Leigh, who began his new tenure July 14, seemed thrilled to have landed the position at Bnai Keshet. “It has a well-known, longstanding commitment to diversity and inclusivity. I relish the opportunity to be part of a community that holds diversity as a core value,” he said.

A 2008 graduate of the RRC, Leigh said he was impressed at the sensitivity shown him by the congregation. Although he didn’t need a sign language interpreter, he was pleased that he had been offered one from the get-go. The congregation has agreed to provide one for very large gatherings.

A broken world

Leigh grew up in a mainstream environment, the only deaf child among hearing peers.

He remembers one or two incidents of other children treating him cruelly — images “I wish I could erase from memory,” he said. He is grateful to his parents, however, for leading him to a life with so many options. In fact, he said, he chose to be at a hearing congregation because he felt it is one of his gifts to be able to move so seamlessly between the hearing and deaf communities.

As a child, he and his family were members of Central Synagogue, a Reform congregation in New York City. They also belonged to Temple Beth Or for the Deaf in Queens.

But he never had any idea what went on during services at Central Synagogue.

“It was pre-diversity, pre-access, pre-inclusivity…,” he said. “I would stand up when everyone stood up, and I would sit down when everyone would sit down. By the time I went to college I did not even know the basics of a service.”

His road to the rabbinate began with his introduction to the beat poets in high school, particularly Kerouac and Ginsberg. He said they asked questions about “seeking truth and meaning, about whether the physical, temporal world we see, feel, touch represented the sum total.”

He said he also felt dissatisfied with the world “in all its brokenness.” In college, he felt he could seek the truth only by exploring other religions. “I studied every tradition but my own.”

It was the dreadlocks he grew while touring with the National Theater for the Deaf that eventually brought him back. “I realized I was wearing what was perceived as a religious symbol,” he said, referring to the hair style often associated with the Rastafari movement.

He learned the dreadlocks’ origin is in the Nazirite tradition, as described in the Torah. A member of the Nazirites, he explained, is on “a seeker’s path to dedicate himself or herself to God,” Leigh said.

It was an idea he embraced for a while, not cutting his hair. Today, his hair is short, but he sees dreadlocks as akin to daily recitations of blessings whose aim is to remind people of the divine energy around them. He likens them to a kipa that never comes off, to the tzitzit flowing at his waist.

Eventually, Leigh began to pursue a PhD in religion at Columbia University, but realized within two weeks that he wanted to be a rabbi. “We were studying a piece of obscure text when I looked out the window and saw a homeless man. What does this have to do with feeding him?” he said.

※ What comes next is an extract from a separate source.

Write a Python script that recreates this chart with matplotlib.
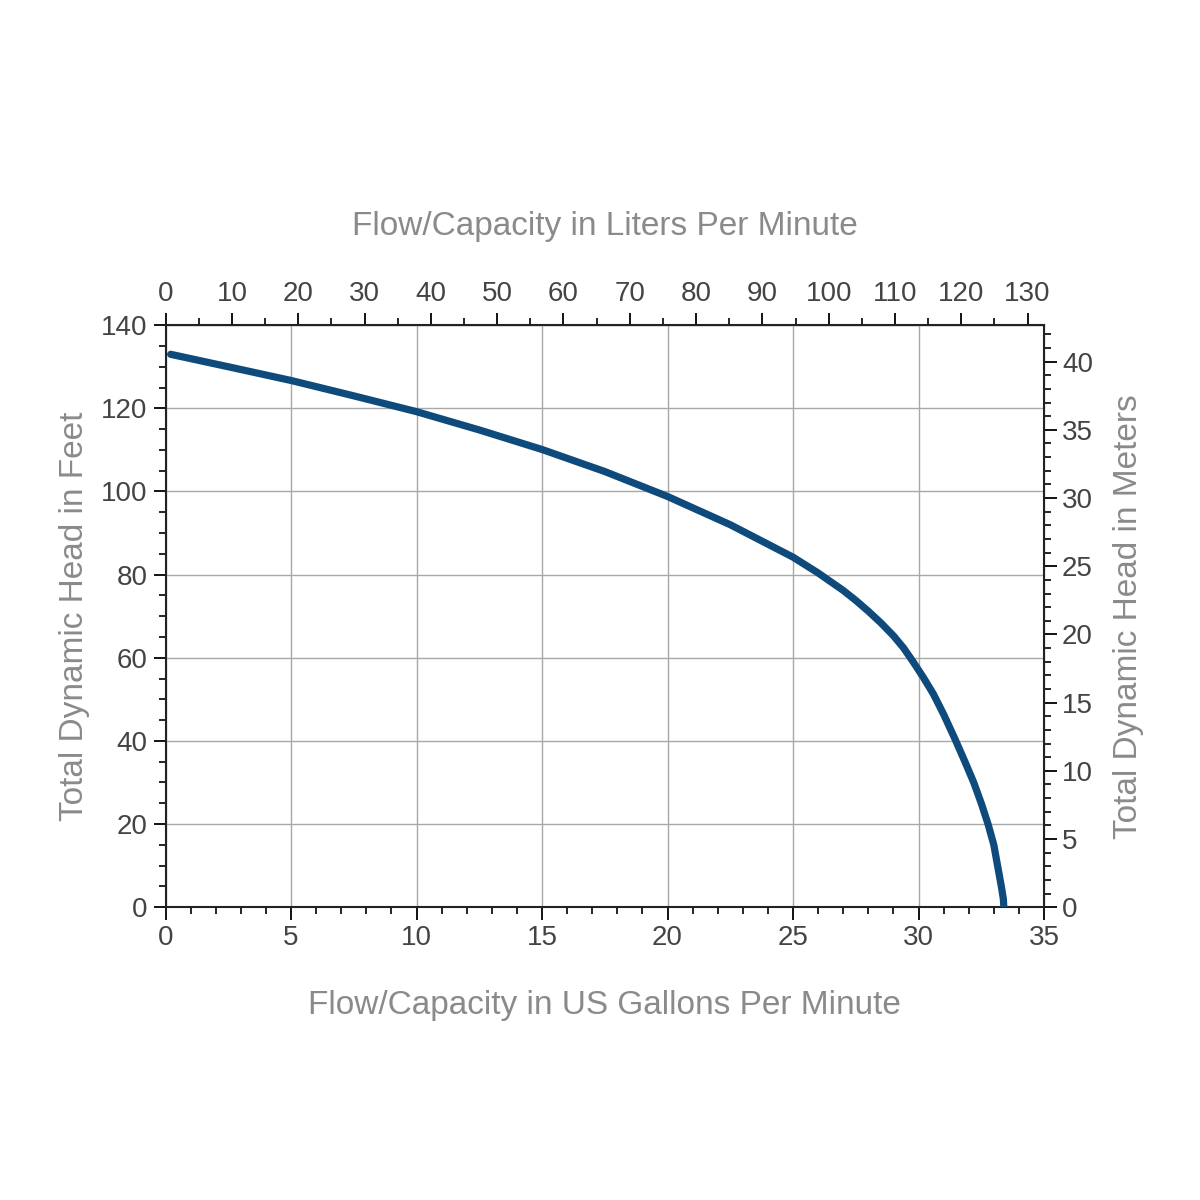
import matplotlib
matplotlib.use("Agg")
import matplotlib.pyplot as plt
from matplotlib.ticker import FixedLocator, MultipleLocator

# pump curve
gpm = [0.2, 2.5, 5, 7.5, 10, 12.5, 15, 17.5, 20, 22.5, 25, 26, 27, 27.5, 28,
       28.5, 29, 29.4, 29.8, 30.2, 30.6, 31, 31.45, 31.85, 32.2, 32.5, 32.77,
       33.0, 33.15, 33.3, 33.38, 33.4]
head_ft = [133, 130, 126.7, 123, 119.2, 114.8, 110.1, 104.8, 98.8, 92, 84.2,
           80.4, 76.2, 73.8, 71.2, 68.4, 65.3, 62.4, 58.9, 55.2, 51.2, 46.4,
           40.5, 35, 30, 25, 20, 15, 10, 5, 2, 0]

lpm_ticks = list(range(0, 131, 10))
meter_ticks = list(range(0, 41, 5))

GAL_TO_L = 3.785
FT_TO_M = 0.3048

plt.rcParams['font.family'] = ['Liberation Sans', 'DejaVu Sans']

fig = plt.figure(figsize=(12, 12), dpi=100)
ax = fig.add_axes([0.138, 0.244, 0.732, 0.485])

ax.plot(gpm, head_ft, color='#0f4a7c', lw=5.2, solid_capstyle='round',
        solid_joinstyle='round', zorder=3)
ax.set_xlim(0, 35)
ax.set_ylim(0, 140)
ax.xaxis.set_major_locator(MultipleLocator(5))
ax.xaxis.set_minor_locator(MultipleLocator(1))
ax.yaxis.set_major_locator(MultipleLocator(20))
ax.yaxis.set_minor_locator(MultipleLocator(5))
ax.grid(True, which='major', color='#a8a8a8', lw=1)

tick_col = '#444444'
lab_col = '#8a8a8a'
ax.tick_params(which='major', length=9, width=1.3, labelsize=20, labelcolor=tick_col, pad=4)
ax.tick_params(which='minor', length=5, width=1.2)
for s in ax.spines.values():
    s.set_linewidth(1.5)
    s.set_color('#222222')

ax.set_xlabel('Flow/Capacity in US Gallons Per Minute', fontsize=24, color=lab_col, labelpad=28)
ax.set_ylabel('Total Dynamic Head in Feet', fontsize=24, color=lab_col, labelpad=8)

top = ax.secondary_xaxis('top', functions=(lambda x: x * GAL_TO_L, lambda x: x / GAL_TO_L))
top.xaxis.set_major_locator(FixedLocator(lpm_ticks))
top.xaxis.set_minor_locator(FixedLocator(range(5, 131, 10)))
top.tick_params(which='major', length=9, width=1.3, labelsize=20, labelcolor=tick_col, pad=4)
top.tick_params(which='minor', length=5, width=1.2)
top.set_xlabel('Flow/Capacity in Liters Per Minute', fontsize=24, color=lab_col, labelpad=33)

right = ax.secondary_yaxis('right', functions=(lambda y: y * FT_TO_M, lambda y: y / FT_TO_M))
right.yaxis.set_major_locator(FixedLocator(meter_ticks))
right.yaxis.set_minor_locator(FixedLocator([m for m in range(0, 43) if m % 5]))
right.tick_params(which='major', length=9, width=1.3, labelsize=20, labelcolor=tick_col, pad=4)
right.tick_params(which='minor', length=5, width=1.2)
right.set_ylabel('Total Dynamic Head in Meters', fontsize=24, color=lab_col, labelpad=14)

fig.savefig('out.png', dpi=100)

With that, he switched gears and goals.

He was aware of the obstacles on the way to the pulpit. Could he learn to chant trop? Could he learn Hebrew? Would a seminary work with him to figure out how he could learn what he needed to without having to lower standards for him?

Two seminaries were willing to work with him; he picked RRC and learned that though he’ll never be a hazan, he can chant from the Torah. He can’t handle conversational Hebrew but he’s fine with Hebrew texts for study purposes. And no one ever needed to lower their standards for him.

Although he is at a hearing congregation, he maintains his ties to the deaf Jewish community, and in August will serve as the liberal rabbi at the Jewish Deaf Congress’ National Convention, which will be held in Princeton.

Now his goal is “to do what we can to repair the brokenness in the world. As much pain or joy as there is in the world is not known. We can support each other and in doing so we can make our lives meaningful and rich.”